Our DNA is a crucial part of creating every cell in our bodies. It is the instruction manual our cells read to know exactly what to do and how to act. But how do our bodies proofread these instructions and know how to fix them if something goes wrong? Biochemists at the University of Utah are seeking to answer this question, and have made interesting new discoveries into the chemistry that leads to effective DNA repair.

We have 4 bases to all our DNA. They are molecules named adenine (A), guanine (G),cytosine (C), and thymine (T). Guanine is the most susceptible to a type of damage called oxidative stress, caused by rogue oxygen compounds called reactive oxygen species (ROS). ROS are a normal part of every cell’s environment. However, at high levels, certain ROS can wreak havoc on normal cell function.

In the case of guanine, ROS react by attaching an oxygen molecule to the eighth carbon in the guanine molecule, creating a new molecule called 8-oxo-guanine, or OG for short. This might not seem like much, as regular guanine and OG look really similar. However, this difference could make it difficult, or even impossible, to use this part of the DNA the way it was meant to be.

Lucky for us, our bodies have certain proteins whose job is to correct oxidative damage to our DNA. One protein in particular, known as MutY, helps initiate the process of turning 8-oxo-guanine back to regular guanine.

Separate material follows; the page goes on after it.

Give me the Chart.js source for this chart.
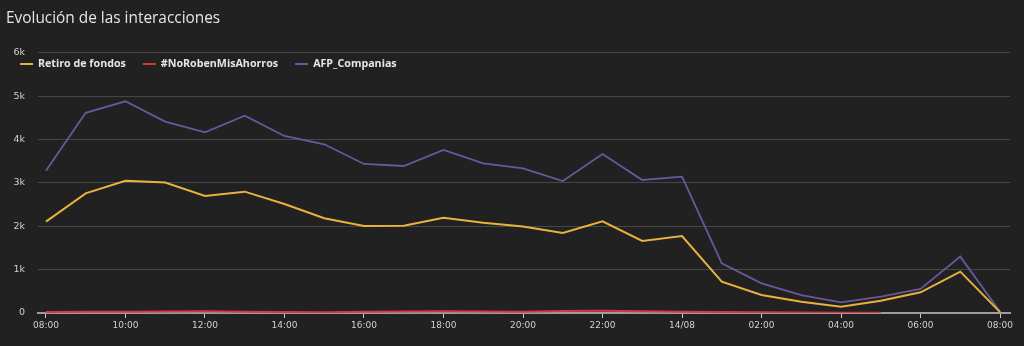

It does this by taking away adenine (A) molecules that have accidentally bonded to OG. When guanine gets changed to OG, it creates a space  perfectly shaped for adenine to fit in like a puzzle piece and attach itself to the OG molecule. These adenine molecules make it more difficult to access and repair the oxo-guanine to get back to the normal DNA sequence.

But how does MutY know to take away ONLY the adenine molecules that are bonded to OG? Regular guanine and OG look similar, and the adenine is no different from other adenine molecules. In the process of answering this question, scientists at the University of Utah discovered interesting chemical interactions between OG and MutY that could add to our understanding of how our bodies’ help repair potentially harmful DNA mutations.

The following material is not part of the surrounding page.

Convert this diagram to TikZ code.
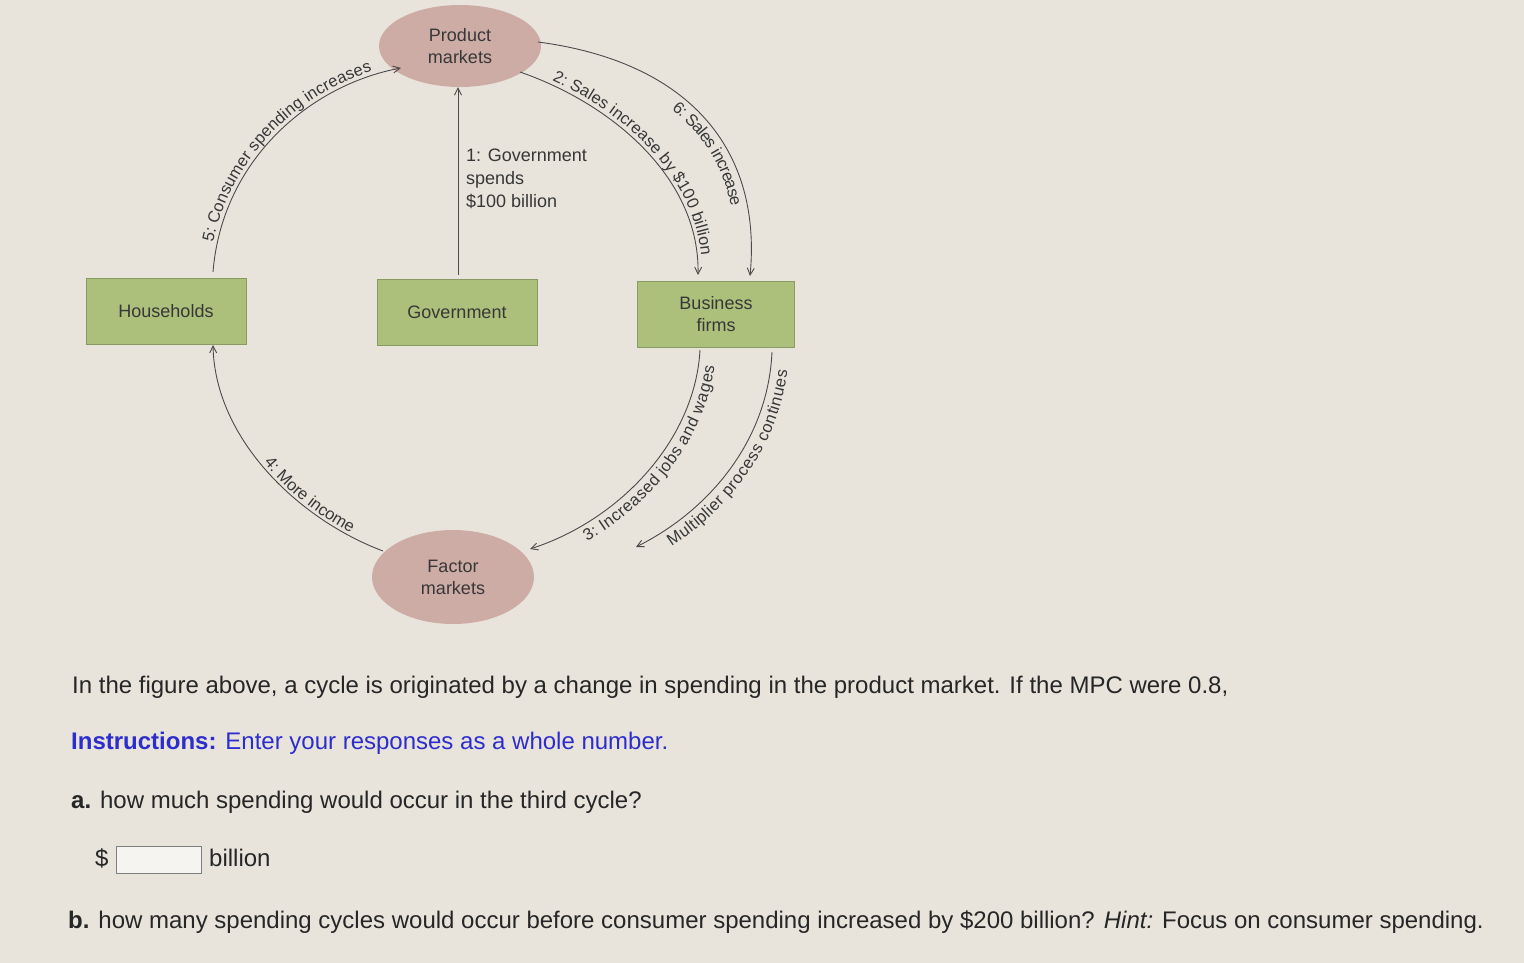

In order to understand what makes OG so special to the MutY protein, the Horvath lab at the University of Utah first used different methods to learn about the structure of the MutY protein, DNA containing OG, and DNA containing regular guanine.

To start the process, they grew crystal formations of each of these molecules. The crystals were observed using a method called X-ray crystallography. It involves hitting crystals with x-rays to watch how these rays bend when they hit the molecules. X-rays bounce off of atoms in different but predictable ways called diffraction patterns, and can tell us a lot about the chemical makeup of the molecule we want to understand.

Once the scientists had a rough idea of what each molecule looked like, they used software to get an even clearer image of the two DNA molecules and the MutY protein.  These computer programs are able to help interpret the x-ray diffraction patterns and turn them into detailed 3D models of the molecules.

They saw that a building block of MutY, called serine, interacted with OG in a special way. There were two extra hydrogen bond interactions between MutY and OG near this serine molecule. Hydrogen bonds are fairly strong connections between the positive end of one molecule and the negative end of another, like tiny magnets. Once these two places connect, the MutY protein is able to perform its action — removing that adenine.

To confirm their suspicion, they altered the MutY protein by substituting this serine with other molecules. They then compared how often mutations happened in E. coli cells with normal MutY and the MutY without this particular serine. They found that altering this serine and neighboring building blocks caused up to eleven times more mutations, indicating that these interactions are crucial to MutY’s ability to do its job in fixing the mutations.

While understanding just a couple more interactions between MutY and OG might seem like a small step, this discovery could be incredibly important to developing treatments to diseases associated with oxidative stress to DNA. Ovarian, colon, and pancreatic cancer have all been associated with this type of damage, along with neurodegenerative diseases like Alzheimer’s and Parkinson’s. Understanding how our body fights these diseases could help further treatments that mimic our own bodies’ first line of defense.